#### DIRECTION
Your answer is a single number: how many lines hold the word "diagram"?

#### INFORMATION SHOWN

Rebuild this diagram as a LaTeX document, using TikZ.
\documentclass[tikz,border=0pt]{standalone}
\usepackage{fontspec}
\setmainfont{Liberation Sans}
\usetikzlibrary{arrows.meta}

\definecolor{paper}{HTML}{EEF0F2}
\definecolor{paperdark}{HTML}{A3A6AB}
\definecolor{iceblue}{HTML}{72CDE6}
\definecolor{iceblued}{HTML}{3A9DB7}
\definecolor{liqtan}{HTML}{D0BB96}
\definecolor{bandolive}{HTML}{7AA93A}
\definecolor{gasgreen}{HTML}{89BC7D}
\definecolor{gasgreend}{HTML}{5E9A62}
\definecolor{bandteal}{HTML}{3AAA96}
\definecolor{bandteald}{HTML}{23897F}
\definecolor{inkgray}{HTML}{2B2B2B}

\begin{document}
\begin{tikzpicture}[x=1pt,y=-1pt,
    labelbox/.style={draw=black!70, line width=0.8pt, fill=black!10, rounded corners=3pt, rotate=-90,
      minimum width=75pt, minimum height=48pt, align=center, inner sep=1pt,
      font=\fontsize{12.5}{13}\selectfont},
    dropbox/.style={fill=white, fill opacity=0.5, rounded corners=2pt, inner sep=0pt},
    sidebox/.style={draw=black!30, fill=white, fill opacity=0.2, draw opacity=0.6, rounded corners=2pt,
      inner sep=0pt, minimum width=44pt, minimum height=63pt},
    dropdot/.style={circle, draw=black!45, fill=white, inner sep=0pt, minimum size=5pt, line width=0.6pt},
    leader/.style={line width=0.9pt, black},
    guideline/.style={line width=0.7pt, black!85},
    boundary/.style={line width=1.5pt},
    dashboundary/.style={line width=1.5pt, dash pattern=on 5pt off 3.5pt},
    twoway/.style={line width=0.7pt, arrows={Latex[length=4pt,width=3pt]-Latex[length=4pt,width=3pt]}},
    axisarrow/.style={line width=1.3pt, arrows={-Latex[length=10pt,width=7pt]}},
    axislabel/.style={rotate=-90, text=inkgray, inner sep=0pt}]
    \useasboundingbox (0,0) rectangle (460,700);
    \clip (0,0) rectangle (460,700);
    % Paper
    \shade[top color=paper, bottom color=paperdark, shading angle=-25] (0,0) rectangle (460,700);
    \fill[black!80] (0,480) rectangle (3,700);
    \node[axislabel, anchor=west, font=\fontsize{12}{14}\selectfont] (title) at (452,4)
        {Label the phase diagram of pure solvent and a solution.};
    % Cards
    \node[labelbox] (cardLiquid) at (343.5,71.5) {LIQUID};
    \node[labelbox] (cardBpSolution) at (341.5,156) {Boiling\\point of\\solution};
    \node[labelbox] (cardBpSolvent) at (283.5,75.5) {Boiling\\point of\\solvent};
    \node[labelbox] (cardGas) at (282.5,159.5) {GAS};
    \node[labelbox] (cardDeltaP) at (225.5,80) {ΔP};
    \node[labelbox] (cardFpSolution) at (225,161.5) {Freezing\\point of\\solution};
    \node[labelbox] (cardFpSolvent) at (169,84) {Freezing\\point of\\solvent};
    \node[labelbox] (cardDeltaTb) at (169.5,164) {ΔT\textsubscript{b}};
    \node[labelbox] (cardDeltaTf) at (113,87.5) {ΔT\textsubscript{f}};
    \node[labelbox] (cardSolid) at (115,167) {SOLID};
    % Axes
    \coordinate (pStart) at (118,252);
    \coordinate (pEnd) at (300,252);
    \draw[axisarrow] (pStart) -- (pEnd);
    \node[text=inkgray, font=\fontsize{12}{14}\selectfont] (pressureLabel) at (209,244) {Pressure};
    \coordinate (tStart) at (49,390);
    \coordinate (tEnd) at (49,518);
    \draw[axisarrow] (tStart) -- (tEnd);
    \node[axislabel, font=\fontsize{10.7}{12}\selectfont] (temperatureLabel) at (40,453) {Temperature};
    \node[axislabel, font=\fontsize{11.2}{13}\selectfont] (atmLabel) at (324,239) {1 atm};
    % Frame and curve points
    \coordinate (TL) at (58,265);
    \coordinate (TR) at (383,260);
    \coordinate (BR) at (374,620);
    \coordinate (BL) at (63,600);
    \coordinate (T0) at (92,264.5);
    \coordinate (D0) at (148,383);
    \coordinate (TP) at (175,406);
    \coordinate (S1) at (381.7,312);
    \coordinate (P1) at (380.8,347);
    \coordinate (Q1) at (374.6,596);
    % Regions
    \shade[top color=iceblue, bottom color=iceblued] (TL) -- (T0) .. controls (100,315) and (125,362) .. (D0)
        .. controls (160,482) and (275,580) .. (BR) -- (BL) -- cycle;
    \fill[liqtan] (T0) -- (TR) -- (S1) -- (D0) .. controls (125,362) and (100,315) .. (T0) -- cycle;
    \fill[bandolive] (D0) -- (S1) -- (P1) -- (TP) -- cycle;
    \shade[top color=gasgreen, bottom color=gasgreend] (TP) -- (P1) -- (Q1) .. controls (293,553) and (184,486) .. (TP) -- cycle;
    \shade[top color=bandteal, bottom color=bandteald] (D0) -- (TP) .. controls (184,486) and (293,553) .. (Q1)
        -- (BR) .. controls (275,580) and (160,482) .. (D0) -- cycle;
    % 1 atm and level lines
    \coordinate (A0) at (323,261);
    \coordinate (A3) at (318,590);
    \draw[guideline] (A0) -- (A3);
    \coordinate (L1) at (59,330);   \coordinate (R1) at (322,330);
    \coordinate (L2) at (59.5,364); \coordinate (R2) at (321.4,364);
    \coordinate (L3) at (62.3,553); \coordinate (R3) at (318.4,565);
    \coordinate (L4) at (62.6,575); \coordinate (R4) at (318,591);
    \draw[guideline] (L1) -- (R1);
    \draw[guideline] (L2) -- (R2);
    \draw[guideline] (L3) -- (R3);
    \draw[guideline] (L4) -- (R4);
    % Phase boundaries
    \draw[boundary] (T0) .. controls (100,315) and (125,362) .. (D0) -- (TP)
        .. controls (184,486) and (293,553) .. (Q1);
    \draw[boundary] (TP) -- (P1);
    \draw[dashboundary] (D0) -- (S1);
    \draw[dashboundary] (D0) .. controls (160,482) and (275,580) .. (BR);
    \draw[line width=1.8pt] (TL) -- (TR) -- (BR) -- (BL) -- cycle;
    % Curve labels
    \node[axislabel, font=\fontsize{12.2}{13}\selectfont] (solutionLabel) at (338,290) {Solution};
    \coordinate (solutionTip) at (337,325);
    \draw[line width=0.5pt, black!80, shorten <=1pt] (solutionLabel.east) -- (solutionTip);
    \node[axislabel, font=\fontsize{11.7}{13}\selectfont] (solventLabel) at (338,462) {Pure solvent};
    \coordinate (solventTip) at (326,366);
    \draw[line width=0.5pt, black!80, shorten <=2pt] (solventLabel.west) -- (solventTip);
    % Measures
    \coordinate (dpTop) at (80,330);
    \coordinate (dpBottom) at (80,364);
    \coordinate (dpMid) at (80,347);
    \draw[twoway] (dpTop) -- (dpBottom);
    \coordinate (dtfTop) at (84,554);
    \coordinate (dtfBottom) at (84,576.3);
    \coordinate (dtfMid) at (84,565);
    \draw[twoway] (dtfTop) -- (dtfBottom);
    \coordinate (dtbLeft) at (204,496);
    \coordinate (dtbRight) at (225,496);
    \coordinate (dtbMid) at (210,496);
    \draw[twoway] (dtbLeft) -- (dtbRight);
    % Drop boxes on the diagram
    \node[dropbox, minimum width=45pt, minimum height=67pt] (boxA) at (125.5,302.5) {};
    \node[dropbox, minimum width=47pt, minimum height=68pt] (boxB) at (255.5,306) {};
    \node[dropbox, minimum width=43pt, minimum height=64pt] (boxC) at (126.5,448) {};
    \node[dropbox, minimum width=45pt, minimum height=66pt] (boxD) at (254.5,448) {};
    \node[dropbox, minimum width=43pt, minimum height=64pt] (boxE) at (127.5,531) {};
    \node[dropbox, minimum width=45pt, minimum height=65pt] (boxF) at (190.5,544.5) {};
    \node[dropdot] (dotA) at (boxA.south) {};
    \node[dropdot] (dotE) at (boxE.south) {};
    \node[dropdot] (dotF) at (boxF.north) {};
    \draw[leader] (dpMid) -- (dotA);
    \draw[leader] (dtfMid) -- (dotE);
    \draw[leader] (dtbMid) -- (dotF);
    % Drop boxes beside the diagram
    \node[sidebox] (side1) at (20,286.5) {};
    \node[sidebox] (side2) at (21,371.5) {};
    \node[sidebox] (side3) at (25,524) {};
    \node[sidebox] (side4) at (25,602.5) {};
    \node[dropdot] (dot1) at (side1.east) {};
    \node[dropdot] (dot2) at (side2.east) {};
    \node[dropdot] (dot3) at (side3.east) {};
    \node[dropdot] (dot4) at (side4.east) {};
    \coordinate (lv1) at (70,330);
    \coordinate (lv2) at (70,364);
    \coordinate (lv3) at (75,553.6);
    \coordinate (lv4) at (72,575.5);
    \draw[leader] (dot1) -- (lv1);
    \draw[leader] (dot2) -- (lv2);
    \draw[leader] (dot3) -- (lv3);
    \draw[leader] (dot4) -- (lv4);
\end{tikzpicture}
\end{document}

#### RESPONSE FOR THIS EXERCISE
4